• [Task description] Make an exact copy, from the records below, of the lines from the line containing "Emit a Python" to the line containing "capsize=7, capthick=2.4, zorder=3)", both lines included, excluding pictures.
►
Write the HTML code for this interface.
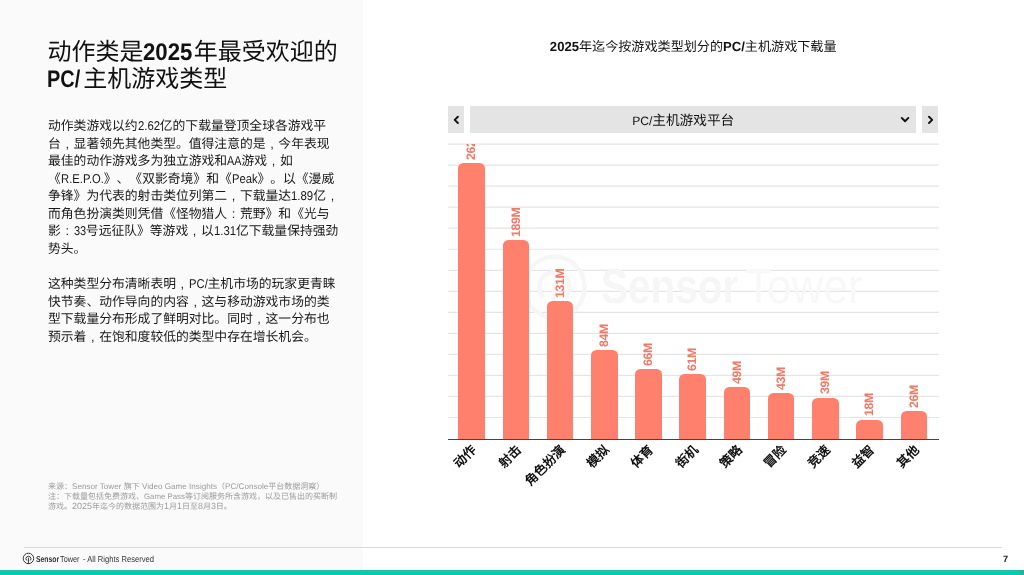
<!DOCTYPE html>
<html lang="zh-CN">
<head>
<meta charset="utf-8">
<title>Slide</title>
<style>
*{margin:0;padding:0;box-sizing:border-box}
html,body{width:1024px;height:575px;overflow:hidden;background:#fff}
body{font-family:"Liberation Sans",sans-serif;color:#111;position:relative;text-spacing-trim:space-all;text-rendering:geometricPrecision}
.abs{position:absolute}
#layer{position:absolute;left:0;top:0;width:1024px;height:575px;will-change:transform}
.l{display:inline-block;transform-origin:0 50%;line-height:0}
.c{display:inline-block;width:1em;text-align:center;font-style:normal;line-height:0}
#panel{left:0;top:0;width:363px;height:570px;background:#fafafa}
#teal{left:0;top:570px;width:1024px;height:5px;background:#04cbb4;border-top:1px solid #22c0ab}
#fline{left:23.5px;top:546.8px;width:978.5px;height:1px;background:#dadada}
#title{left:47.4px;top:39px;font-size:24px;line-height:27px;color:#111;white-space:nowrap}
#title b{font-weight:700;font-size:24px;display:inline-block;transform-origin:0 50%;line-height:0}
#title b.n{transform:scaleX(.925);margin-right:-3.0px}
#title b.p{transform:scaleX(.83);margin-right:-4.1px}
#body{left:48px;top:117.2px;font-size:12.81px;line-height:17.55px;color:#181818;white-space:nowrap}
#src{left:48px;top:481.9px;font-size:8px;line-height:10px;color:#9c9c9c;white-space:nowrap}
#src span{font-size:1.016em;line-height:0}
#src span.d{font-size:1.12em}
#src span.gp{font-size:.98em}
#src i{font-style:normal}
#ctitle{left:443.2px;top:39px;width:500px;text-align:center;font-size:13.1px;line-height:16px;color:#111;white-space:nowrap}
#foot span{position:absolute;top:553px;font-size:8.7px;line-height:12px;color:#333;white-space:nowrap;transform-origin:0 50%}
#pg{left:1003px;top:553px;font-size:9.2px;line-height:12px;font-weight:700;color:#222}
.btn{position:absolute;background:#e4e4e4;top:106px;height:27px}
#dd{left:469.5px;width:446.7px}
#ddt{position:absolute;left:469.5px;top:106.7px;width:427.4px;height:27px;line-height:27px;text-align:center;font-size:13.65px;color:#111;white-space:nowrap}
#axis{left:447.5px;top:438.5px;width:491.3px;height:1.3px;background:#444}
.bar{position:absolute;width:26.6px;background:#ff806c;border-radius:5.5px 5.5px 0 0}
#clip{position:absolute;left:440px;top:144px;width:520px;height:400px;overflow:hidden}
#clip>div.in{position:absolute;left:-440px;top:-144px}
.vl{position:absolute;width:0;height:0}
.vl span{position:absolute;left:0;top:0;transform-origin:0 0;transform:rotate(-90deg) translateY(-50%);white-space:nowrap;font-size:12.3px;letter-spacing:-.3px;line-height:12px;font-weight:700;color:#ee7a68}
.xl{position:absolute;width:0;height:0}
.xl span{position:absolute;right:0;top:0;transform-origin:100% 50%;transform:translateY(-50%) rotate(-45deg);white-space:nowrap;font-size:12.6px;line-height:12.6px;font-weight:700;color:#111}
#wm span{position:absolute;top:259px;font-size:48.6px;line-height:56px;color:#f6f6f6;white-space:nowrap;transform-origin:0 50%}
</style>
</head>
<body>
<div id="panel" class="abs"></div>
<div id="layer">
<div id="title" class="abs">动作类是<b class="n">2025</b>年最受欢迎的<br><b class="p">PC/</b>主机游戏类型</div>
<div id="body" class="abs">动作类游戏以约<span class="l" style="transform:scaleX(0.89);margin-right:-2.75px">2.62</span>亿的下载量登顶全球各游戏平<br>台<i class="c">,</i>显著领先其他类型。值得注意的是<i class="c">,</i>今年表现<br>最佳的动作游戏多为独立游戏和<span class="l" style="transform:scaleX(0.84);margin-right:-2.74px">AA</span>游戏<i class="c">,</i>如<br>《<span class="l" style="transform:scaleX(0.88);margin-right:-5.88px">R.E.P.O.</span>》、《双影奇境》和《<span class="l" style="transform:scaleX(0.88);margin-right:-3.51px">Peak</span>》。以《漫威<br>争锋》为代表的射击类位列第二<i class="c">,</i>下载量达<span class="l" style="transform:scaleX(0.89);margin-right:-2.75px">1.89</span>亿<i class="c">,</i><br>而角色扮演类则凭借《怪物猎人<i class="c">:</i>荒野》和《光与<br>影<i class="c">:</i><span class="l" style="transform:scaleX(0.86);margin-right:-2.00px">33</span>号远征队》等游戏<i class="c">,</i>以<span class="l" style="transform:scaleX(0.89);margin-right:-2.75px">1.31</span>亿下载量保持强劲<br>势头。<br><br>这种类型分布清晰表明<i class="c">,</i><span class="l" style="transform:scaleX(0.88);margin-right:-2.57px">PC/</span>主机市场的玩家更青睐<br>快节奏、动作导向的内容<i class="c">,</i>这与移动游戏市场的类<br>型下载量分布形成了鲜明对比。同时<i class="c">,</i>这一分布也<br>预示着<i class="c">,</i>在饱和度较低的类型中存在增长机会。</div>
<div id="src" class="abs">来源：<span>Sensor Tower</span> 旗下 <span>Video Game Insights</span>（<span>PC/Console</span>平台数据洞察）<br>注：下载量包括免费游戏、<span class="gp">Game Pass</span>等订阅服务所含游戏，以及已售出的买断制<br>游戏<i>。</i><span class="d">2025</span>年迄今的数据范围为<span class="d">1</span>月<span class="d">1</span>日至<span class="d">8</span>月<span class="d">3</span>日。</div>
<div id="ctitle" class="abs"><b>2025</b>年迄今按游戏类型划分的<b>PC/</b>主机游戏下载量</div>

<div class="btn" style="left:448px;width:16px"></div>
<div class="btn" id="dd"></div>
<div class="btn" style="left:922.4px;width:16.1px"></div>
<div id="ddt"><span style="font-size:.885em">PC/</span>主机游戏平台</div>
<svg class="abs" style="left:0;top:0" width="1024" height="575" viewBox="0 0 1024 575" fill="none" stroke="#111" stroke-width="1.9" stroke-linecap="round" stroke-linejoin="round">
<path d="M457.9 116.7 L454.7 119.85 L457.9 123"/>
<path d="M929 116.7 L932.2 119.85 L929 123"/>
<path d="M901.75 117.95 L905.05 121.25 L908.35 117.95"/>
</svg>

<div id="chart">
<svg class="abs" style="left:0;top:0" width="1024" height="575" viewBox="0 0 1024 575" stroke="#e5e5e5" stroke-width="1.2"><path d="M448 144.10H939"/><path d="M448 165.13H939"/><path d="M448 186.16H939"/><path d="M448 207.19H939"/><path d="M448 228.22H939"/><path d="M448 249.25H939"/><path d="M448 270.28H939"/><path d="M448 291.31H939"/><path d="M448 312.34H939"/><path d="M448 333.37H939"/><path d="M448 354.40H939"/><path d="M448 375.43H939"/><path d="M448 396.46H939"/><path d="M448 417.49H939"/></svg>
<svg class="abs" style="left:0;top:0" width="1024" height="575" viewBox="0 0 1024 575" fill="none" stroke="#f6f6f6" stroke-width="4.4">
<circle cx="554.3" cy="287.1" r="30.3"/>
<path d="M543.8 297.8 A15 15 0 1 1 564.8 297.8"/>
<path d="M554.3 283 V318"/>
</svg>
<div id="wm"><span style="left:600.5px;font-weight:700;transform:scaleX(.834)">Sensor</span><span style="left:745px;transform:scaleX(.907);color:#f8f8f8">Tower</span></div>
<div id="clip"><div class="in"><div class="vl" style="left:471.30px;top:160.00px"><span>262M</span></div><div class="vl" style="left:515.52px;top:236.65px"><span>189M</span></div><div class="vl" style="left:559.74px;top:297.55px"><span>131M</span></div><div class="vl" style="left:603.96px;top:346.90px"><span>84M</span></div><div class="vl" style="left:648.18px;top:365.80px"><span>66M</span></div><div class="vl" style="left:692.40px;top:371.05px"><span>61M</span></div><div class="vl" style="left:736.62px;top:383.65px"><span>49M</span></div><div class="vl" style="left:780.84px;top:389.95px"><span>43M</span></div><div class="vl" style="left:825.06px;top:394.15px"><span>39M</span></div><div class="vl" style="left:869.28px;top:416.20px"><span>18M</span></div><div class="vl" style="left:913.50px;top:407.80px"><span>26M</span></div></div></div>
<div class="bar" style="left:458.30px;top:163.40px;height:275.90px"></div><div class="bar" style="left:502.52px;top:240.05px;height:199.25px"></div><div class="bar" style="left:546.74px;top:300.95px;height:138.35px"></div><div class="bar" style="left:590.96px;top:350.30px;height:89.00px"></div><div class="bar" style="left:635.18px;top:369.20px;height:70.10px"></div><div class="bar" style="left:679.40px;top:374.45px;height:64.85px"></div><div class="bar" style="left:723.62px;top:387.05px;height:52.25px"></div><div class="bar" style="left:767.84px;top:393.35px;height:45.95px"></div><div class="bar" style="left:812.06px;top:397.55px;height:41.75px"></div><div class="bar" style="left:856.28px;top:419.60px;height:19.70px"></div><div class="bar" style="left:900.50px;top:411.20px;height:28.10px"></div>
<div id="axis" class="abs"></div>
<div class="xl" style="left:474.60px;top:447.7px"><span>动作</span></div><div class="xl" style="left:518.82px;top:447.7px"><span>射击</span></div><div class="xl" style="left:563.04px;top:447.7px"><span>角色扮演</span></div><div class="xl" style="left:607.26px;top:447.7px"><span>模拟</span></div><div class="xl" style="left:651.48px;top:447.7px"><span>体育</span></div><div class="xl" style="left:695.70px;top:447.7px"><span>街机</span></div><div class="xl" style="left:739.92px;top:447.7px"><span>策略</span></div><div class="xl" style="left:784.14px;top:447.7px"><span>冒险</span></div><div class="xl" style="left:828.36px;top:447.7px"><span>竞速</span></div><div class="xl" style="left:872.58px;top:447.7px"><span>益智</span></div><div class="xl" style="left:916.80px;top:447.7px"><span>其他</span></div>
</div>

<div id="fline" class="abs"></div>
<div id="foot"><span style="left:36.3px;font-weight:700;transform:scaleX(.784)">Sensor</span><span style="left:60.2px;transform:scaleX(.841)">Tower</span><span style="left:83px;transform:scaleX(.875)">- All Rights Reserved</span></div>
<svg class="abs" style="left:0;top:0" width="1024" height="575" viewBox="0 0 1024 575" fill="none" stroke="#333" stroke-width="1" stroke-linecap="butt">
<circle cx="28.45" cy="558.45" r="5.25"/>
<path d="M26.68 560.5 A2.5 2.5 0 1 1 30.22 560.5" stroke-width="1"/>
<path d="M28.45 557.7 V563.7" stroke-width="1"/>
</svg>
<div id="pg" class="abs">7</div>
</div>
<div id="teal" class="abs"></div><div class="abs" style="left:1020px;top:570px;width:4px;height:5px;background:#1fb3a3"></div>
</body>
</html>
◄
►
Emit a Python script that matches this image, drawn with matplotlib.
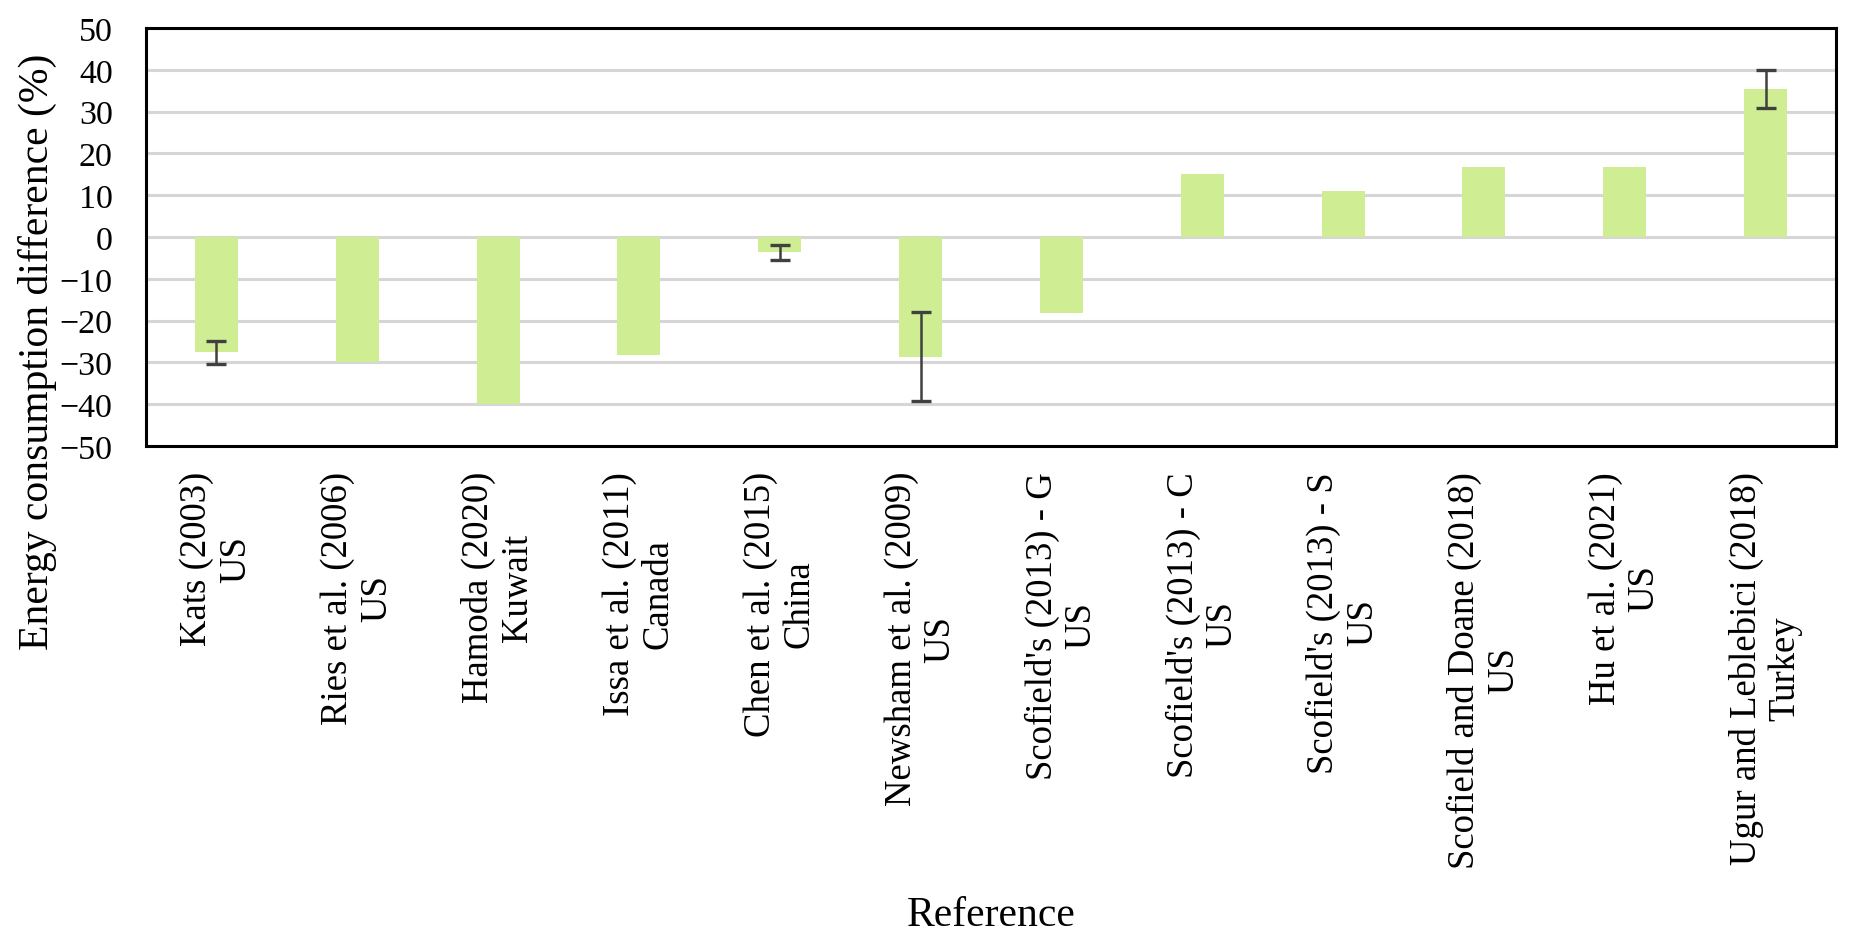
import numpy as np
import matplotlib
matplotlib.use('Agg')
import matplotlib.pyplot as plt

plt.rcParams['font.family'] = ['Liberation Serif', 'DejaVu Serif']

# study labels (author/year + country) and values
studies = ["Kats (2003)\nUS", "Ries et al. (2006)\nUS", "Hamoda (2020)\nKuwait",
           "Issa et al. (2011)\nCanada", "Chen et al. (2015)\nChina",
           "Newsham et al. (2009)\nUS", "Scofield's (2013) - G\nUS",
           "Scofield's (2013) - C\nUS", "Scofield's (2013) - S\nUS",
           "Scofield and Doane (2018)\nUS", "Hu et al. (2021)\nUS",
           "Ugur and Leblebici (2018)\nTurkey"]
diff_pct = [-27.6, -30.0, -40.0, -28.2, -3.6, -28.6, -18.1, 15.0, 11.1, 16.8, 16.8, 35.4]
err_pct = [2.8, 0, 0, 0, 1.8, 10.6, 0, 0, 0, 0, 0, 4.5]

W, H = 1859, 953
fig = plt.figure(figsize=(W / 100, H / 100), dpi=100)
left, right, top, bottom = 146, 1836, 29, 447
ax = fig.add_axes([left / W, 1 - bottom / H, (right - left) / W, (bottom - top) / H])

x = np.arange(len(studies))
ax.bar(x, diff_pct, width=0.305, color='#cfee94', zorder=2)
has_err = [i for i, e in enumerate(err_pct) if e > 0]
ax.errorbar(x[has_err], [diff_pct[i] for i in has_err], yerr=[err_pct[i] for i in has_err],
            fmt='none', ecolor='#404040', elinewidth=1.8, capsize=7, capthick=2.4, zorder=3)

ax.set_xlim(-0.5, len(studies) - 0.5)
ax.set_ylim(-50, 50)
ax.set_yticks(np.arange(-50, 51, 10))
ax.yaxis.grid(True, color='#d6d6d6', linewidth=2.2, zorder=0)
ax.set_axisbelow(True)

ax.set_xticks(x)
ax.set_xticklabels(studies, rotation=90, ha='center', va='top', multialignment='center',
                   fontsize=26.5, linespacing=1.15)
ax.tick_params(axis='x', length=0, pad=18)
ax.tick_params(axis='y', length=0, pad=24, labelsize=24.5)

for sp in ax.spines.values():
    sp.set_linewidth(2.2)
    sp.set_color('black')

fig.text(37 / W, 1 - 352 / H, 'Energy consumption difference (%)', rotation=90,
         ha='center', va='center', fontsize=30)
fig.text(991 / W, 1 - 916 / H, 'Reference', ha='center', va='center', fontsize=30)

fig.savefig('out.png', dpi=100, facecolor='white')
◄
• [Response]
Emit a Python script that matches this image, drawn with matplotlib.
import numpy as np
import matplotlib
matplotlib.use('Agg')
import matplotlib.pyplot as plt

plt.rcParams['font.family'] = ['Liberation Serif', 'DejaVu Serif']

# study labels (author/year + country) and values
studies = ["Kats (2003)\nUS", "Ries et al. (2006)\nUS", "Hamoda (2020)\nKuwait",
           "Issa et al. (2011)\nCanada", "Chen et al. (2015)\nChina",
           "Newsham et al. (2009)\nUS", "Scofield's (2013) - G\nUS",
           "Scofield's (2013) - C\nUS", "Scofield's (2013) - S\nUS",
           "Scofield and Doane (2018)\nUS", "Hu et al. (2021)\nUS",
           "Ugur and Leblebici (2018)\nTurkey"]
diff_pct = [-27.6, -30.0, -40.0, -28.2, -3.6, -28.6, -18.1, 15.0, 11.1, 16.8, 16.8, 35.4]
err_pct = [2.8, 0, 0, 0, 1.8, 10.6, 0, 0, 0, 0, 0, 4.5]

W, H = 1859, 953
fig = plt.figure(figsize=(W / 100, H / 100), dpi=100)
left, right, top, bottom = 146, 1836, 29, 447
ax = fig.add_axes([left / W, 1 - bottom / H, (right - left) / W, (bottom - top) / H])

x = np.arange(len(studies))
ax.bar(x, diff_pct, width=0.305, color='#cfee94', zorder=2)
has_err = [i for i, e in enumerate(err_pct) if e > 0]
ax.errorbar(x[has_err], [diff_pct[i] for i in has_err], yerr=[err_pct[i] for i in has_err],
            fmt='none', ecolor='#404040', elinewidth=1.8, capsize=7, capthick=2.4, zorder=3)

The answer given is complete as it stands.